To survive life on the island is to embrace the fisherman’s ways. To survive the destruction of nations ravaged by drought, war, terrorism, and oppressive regimes built upon racism and religious intolerance is to also board a boat in hope God steers it to shore. Samuele would rather sneak around walking the land with his slingshot than go to school or adjust to a pontoon’s ebbs and flows during a swell. The refugees would rather enjoy the safety of playing soccer, existing without fear. But neither is truly possible except in those rare occasions of reprieve from the gravity of their situations. Eventually there comes a time where we must take stock of our current predicament and realize what it is that must be done to find salvation.

Rosi presents his footage without interference. The subjects often talk amongst themselves or not at all, the camera capturing life as it unfolds naturally. There are a couple moments—specifically with the doctor—where Rosi (and by extension us) is spoken to directly. This is where we learn how bad things are and how heinous the present has become. We see photos of migrants packed like sardines, images of chemical burns caused by the need of those fleeing to refuel vessels without safe means of doing so, and the result of seven days with nowhere to go. The latter is a nightmare: dead bodies strewn about in the ship’s hold, survivors barely holding on gasping for breath, and others desperate to discover who did and didn’t make it.

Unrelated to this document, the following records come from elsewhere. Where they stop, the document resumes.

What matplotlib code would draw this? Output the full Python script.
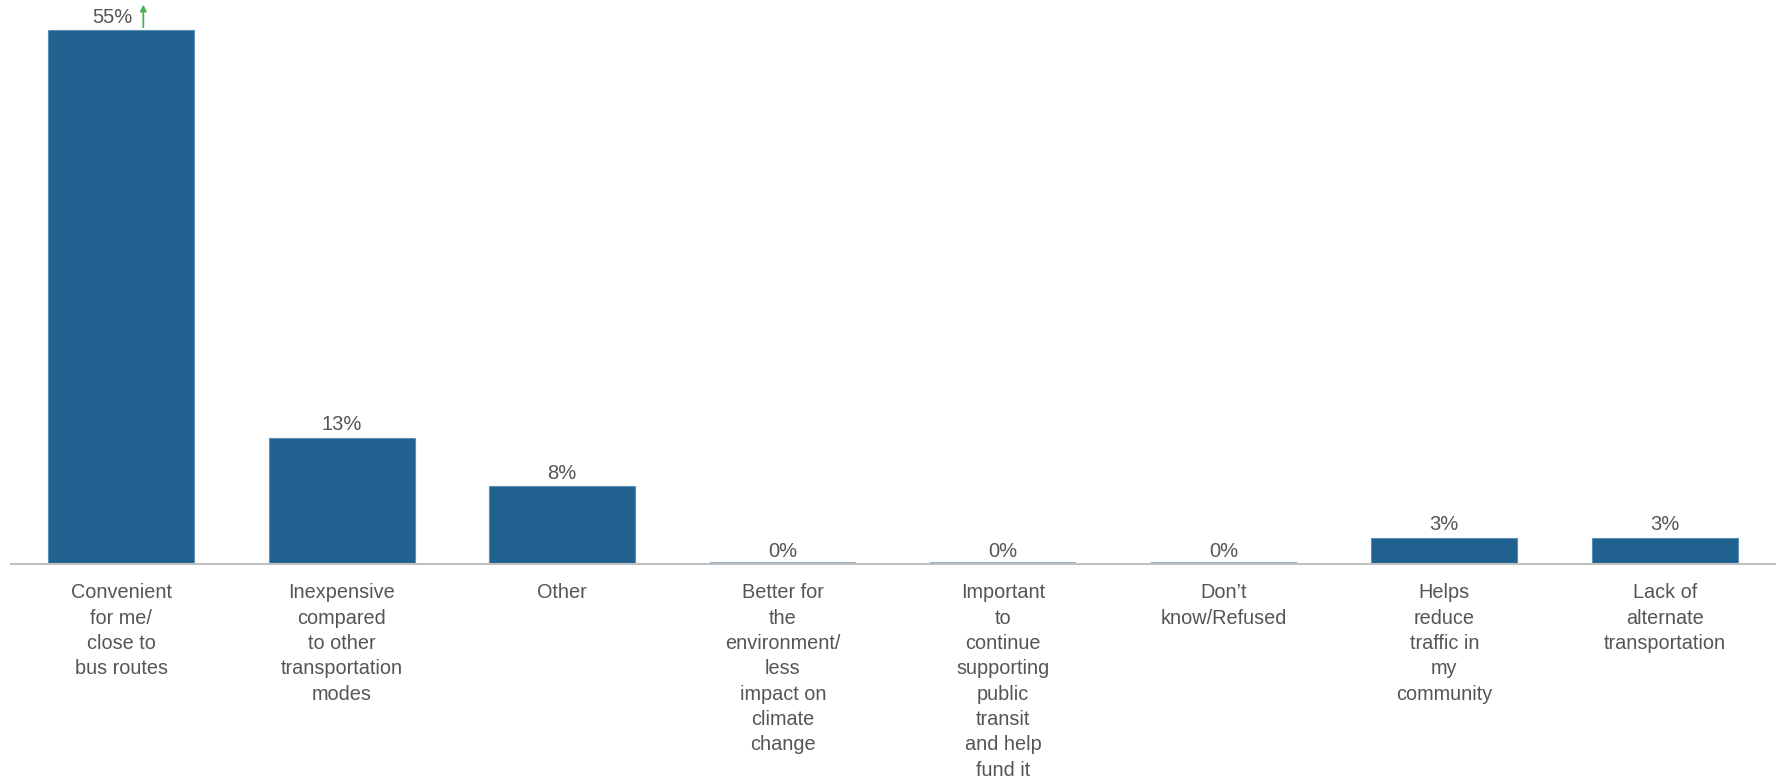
import matplotlib.pyplot as plt
import numpy as np

plt.rcParams['font.family'] = ['Liberation Sans', 'DejaVu Sans']

categories = [
    "Convenient\nfor me/\nclose to\nbus routes",
    "Inexpensive\ncompared\nto other\ntransportation\nmodes",
    "Other",
    "Better for\nthe\nenvironment/\nless\nimpact on\nclimate\nchange",
    "Important\nto\ncontinue\nsupporting\npublic\ntransit\nand help\nfund it",
    "Don\u2019t\nknow/Refused",
    "Helps\nreduce\ntraffic in\nmy\ncommunity",
    "Lack of\nalternate\ntransportation",
]
values = [55, 13, 8, 0, 0, 0, 2.7, 2.7]
labels = ["55%", "13%", "8%", "0%", "0%", "0%", "3%", "3%"]

bar_color = "#20618f"
text_color = "#555555"

fig = plt.figure(figsize=(17.78, 7.81), dpi=100)
ax = fig.add_axes([11 / 1778, (781 - 564) / 781, 1764 / 1778, 564 / 781])

x = np.arange(len(categories))
for xi, v in zip(x, values):
    if v > 0:
        ax.bar(xi, v, width=0.66, color=bar_color, edgecolor="#5a8fb5", linewidth=0.8)
    else:
        ax.bar(xi, 0.25, width=0.66, color="#8fb3cf", linewidth=0)

for xi, v, lab in zip(x, values, labels):
    dx = -0.04 if xi == 0 else 0
    ax.text(xi + dx, v + 0.35, lab, ha="center", va="bottom", fontsize=14.5, color=text_color)

# arrow showing the bar is cut off
ax.annotate("", xy=(0.1, 57.9), xytext=(0.1, 55),
            arrowprops=dict(arrowstyle="-|>", color="#4caf50", lw=1.3, mutation_scale=9),
            annotation_clip=False)

ax.set_xlim(-0.5, len(categories) - 0.5)
ax.set_ylim(0, 58.09)
ax.set_xticks(x)
ax.set_xticklabels(categories, fontsize=14.3, color=text_color, linespacing=1.42)
ax.tick_params(axis="x", length=0, pad=14)
ax.set_yticks([])
for s in ["top", "right", "left"]:
    ax.spines[s].set_visible(False)
ax.spines["bottom"].set_color("#c0c0c0")
ax.spines["bottom"].set_linewidth(1.5)

fig.savefig("out.png", dpi=100)
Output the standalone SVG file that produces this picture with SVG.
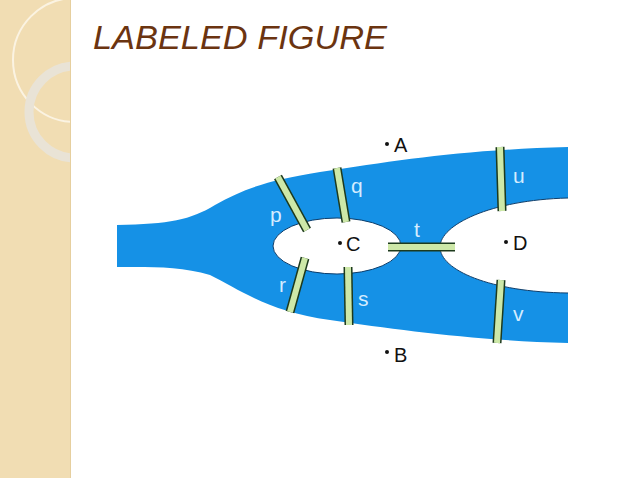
<svg xmlns="http://www.w3.org/2000/svg" width="638" height="478" viewBox="0 0 638 478">
<defs><clipPath id="sb"><rect x="0" y="0" width="70" height="478"/></clipPath></defs>
<style>
.lb{font-family:"Liberation Sans",Arial,sans-serif;font-size:21px;fill:#d4ecff}
.tx{font-family:"Liberation Sans",Arial,sans-serif;font-size:20px;fill:#111}
.bo{stroke:#1d3a1d;stroke-width:9}
.bi{stroke:#cde8a8;stroke-width:6}
</style>
<rect width="638" height="478" fill="#fff"/>
<g id="sidebar">
<rect x="0" y="0" width="70" height="478" fill="#f1ddb3"/>
<line x1="70.5" y1="0" x2="70.5" y2="478" stroke="#e6cf9f"/>
<g clip-path="url(#sb)">
<circle cx="75" cy="60" r="62" fill="none" stroke="#fbf3e2" stroke-width="2"/>
<circle cx="75" cy="112" r="46" fill="none" stroke="#e9e3d6" stroke-width="9"/>
</g>
</g>
<text x="93" y="49" font-family="'Liberation Sans',Arial,sans-serif" font-size="34" font-style="italic" fill="#6b3410" textLength="294" lengthAdjust="spacingAndGlyphs">LABELED FIGURE</text>
<g id="river">
<path d="M117,225 C170,224 190,220 215,205 C245,188 270,180 320,172 C400,160 460,150 568,147 L568,198 C490,200 440,225 440,247 C440,270 490,292 568,293 L568,343 C470,340 400,330 330,320 C270,312 240,290 210,275 C180,266 150,267 117,267 Z" fill="#1591e6"/>
<ellipse cx="337" cy="246" rx="64" ry="28" fill="#fff" stroke="#0d3d6a" stroke-width="1"/>
<path d="M568,198 C490,200 440,225 440,247 C440,270 490,292 568,293" fill="#fff" stroke="#0d3d6a" stroke-width="1"/>
</g>
<g id="bridges">
<line class="bo" x1="278" y1="177" x2="307" y2="230"/><line class="bi" x1="278" y1="177" x2="307" y2="230"/>
<line class="bo" x1="337" y1="168" x2="346" y2="222"/><line class="bi" x1="337" y1="168" x2="346" y2="222"/>
<line class="bo" x1="290" y1="312" x2="305" y2="258"/><line class="bi" x1="290" y1="312" x2="305" y2="258"/>
<line class="bo" x1="348" y1="267" x2="349" y2="325"/><line class="bi" x1="348" y1="267" x2="349" y2="325"/>
<line class="bo" x1="388" y1="247" x2="455" y2="247"/><line class="bi" x1="388" y1="247" x2="455" y2="247"/>
<line class="bo" x1="500" y1="147" x2="502" y2="211"/><line class="bi" x1="500" y1="147" x2="502" y2="211"/>
<line class="bo" x1="501" y1="280" x2="497" y2="343"/><line class="bi" x1="501" y1="280" x2="497" y2="343"/>
</g>
<g id="labels">
<text class="lb" x="270" y="222">p</text>
<text class="lb" x="351" y="193">q</text>
<text class="lb" x="279" y="292">r</text>
<text class="lb" x="358" y="306">s</text>
<text class="lb" x="414" y="237">t</text>
<text class="lb" x="513" y="183">u</text>
<text class="lb" x="513" y="321">v</text>
</g>
<g id="points">
<circle cx="387" cy="144" r="2" fill="#111"/><text class="tx" x="394" y="152">A</text>
<circle cx="387" cy="352" r="2" fill="#111"/><text class="tx" x="394" y="362">B</text>
<circle cx="340" cy="243" r="2" fill="#111"/><text class="tx" x="346" y="251">C</text>
<circle cx="506" cy="242" r="2" fill="#111"/><text class="tx" x="513" y="250">D</text>
</g>
</svg>
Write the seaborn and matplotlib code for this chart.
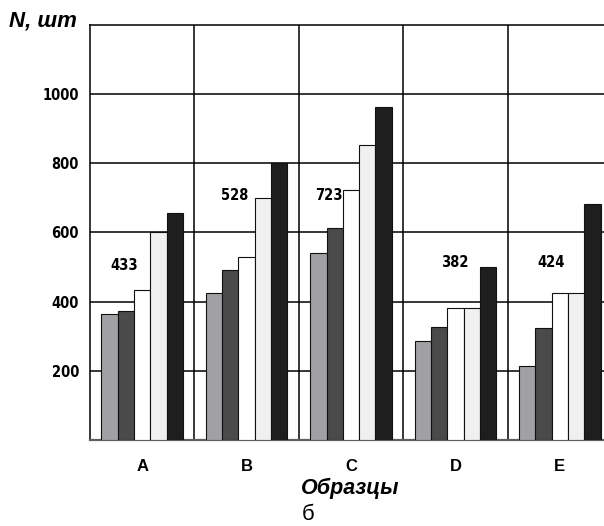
import matplotlib
matplotlib.use("Agg")
import matplotlib.pyplot as plt
import seaborn as sns
import pandas as pd

samples = ["A", "B", "C", "D", "E"]
series_names = ["s1", "s2", "s3", "s4", "s5"]
s1 = [364, 426, 541, 285, 214]
s2 = [372, 491, 612, 327, 323]
s3 = [433, 528, 723, 382, 424]
s4 = [600, 700, 854, 382, 424]
s5 = [655, 800, 963, 500, 681]
colors = ["#a0a0a6", "#4a4a4a", "#ffffff", "#f0f0f0", "#1e1e1e"]
yticks = [200, 400, 600, 800, 1000]
# value labels (values of the 3rd series), positions
label_dx = [-0.17, -0.11, -0.21, -0.01, -0.08]
label_y = [506, 707, 706, 512, 512]

rows = []
for name, vals in zip(series_names, [s1, s2, s3, s4, s5]):
    for smp, v in zip(samples, vals):
        rows.append({"sample": smp, "series": name, "N": v})
df = pd.DataFrame(rows)

sns.set_style("white")
plt.rcParams["font.family"] = ["Liberation Sans", "DejaVu Sans"]
plt.rcParams["text.color"] = "black"
plt.rcParams["xtick.color"] = "black"
plt.rcParams["ytick.color"] = "black"

fig = plt.figure(figsize=(6.04, 5.26), dpi=100)
ax = fig.add_axes([90 / 604, 86 / 526, 522 / 604, 415 / 526])

sns.barplot(data=df, x="sample", y="N", hue="series", palette=colors,
            width=0.78, edgecolor="#111111", linewidth=0.8, legend=False, ax=ax,
            zorder=3)

ax.set_ylim(0, 1200)
ax.set_xlim(-0.5, 4.5)
ax.set_yticks(yticks)
narrow = dict(family="DejaVu Sans", fontstretch="condensed", fontweight="bold")
ax.set_yticklabels([str(t) for t in yticks], fontsize=10.5, **narrow)
ax.set_xticks(range(len(samples)))
ax.set_xticklabels(samples, fontsize=12, fontweight="bold")
ax.tick_params(axis="y", length=3, width=1, color="black", pad=5, direction="out",
               labelcolor="black")
ax.tick_params(axis="x", length=0, pad=14, labelcolor="black")
ax.set_xlabel("")
ax.set_ylabel("")

for y in yticks:
    ax.axhline(y, color="black", lw=1.1, zorder=1)
for x in [0.5, 1.5, 2.5, 3.5]:
    ax.axvline(x, color="black", lw=1.1, zorder=1)

for s in ["top", "left"]:
    ax.spines[s].set_color("black")
    ax.spines[s].set_linewidth(1.1)
ax.spines["right"].set_visible(False)
ax.spines["bottom"].set_color("#606060")
ax.spines["bottom"].set_linewidth(1.6)

for i, (dx, ly, v) in enumerate(zip(label_dx, label_y, s3)):
    ax.text(i + dx, ly, str(v), ha="center", va="center", fontsize=10.5,
            zorder=5, color="black", **narrow)

fig.text(9 / 604, 1 - 21 / 526, "N, шт", fontsize=16, fontweight="bold",
         style="italic", ha="left", va="center", color="black")
fig.text(301 / 604, 1 - 488 / 526, "Образцы", fontsize=15.5, fontweight="bold",
         style="italic", ha="left", va="center", color="black")
fig.text(302 / 604, 1 - 514 / 526, "б", fontsize=16, ha="left", va="center",
         color="black")

fig.savefig("out.png", dpi=100)
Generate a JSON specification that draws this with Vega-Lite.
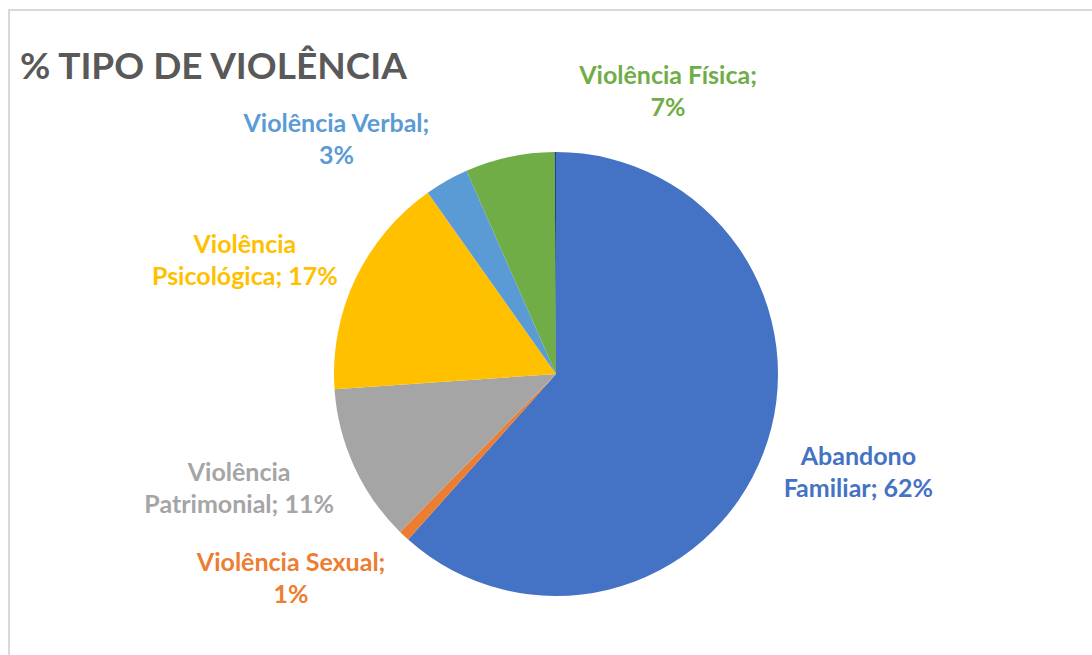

This is the futility of existence in which your life is dependent on others—a stark contrast to Samuele moving forward with privilege. He’s learning English in school, his grandfather’s past through photos and stories, and how to be sea-worthy from a more seasoned friend. His anxiety stems from false ideas of illness, not the crippling despair of never knowing whether you’ll live another day. His views on mortality are less altruistic than maybe they should; his slingshot stones targeting defenseless birds much like the governments and groups the migrants flee. But he is learning about his failings and his future. Samuele is maturing before our eyes. Who knows if his future holds a Coast Guard job ultimately placing him on the frontlines to save rather than kill?

So there’s hope alongside incongruity. Living in a country with the means to do something for these innocents makes us the same as Samuele. We’re aware of the tragedy and construct opinions despite probably never having to engage the problem personally. We can be sad while remaining safe and ambivalent knowing we don’t face the same struggle. Fire at Sea becomes a battle cry for change, these Lampedusa residents located mere miles from refugee camps overflowing with survivors yet hardly cognizant of what that means. We take it for granted that others are helping, dismissing the dead as byproduct without wondering what can be done to diminish the numbers. Just because they’re far away doesn’t mean they aren’t as important as us. Death shouldn’t be an acceptable risk.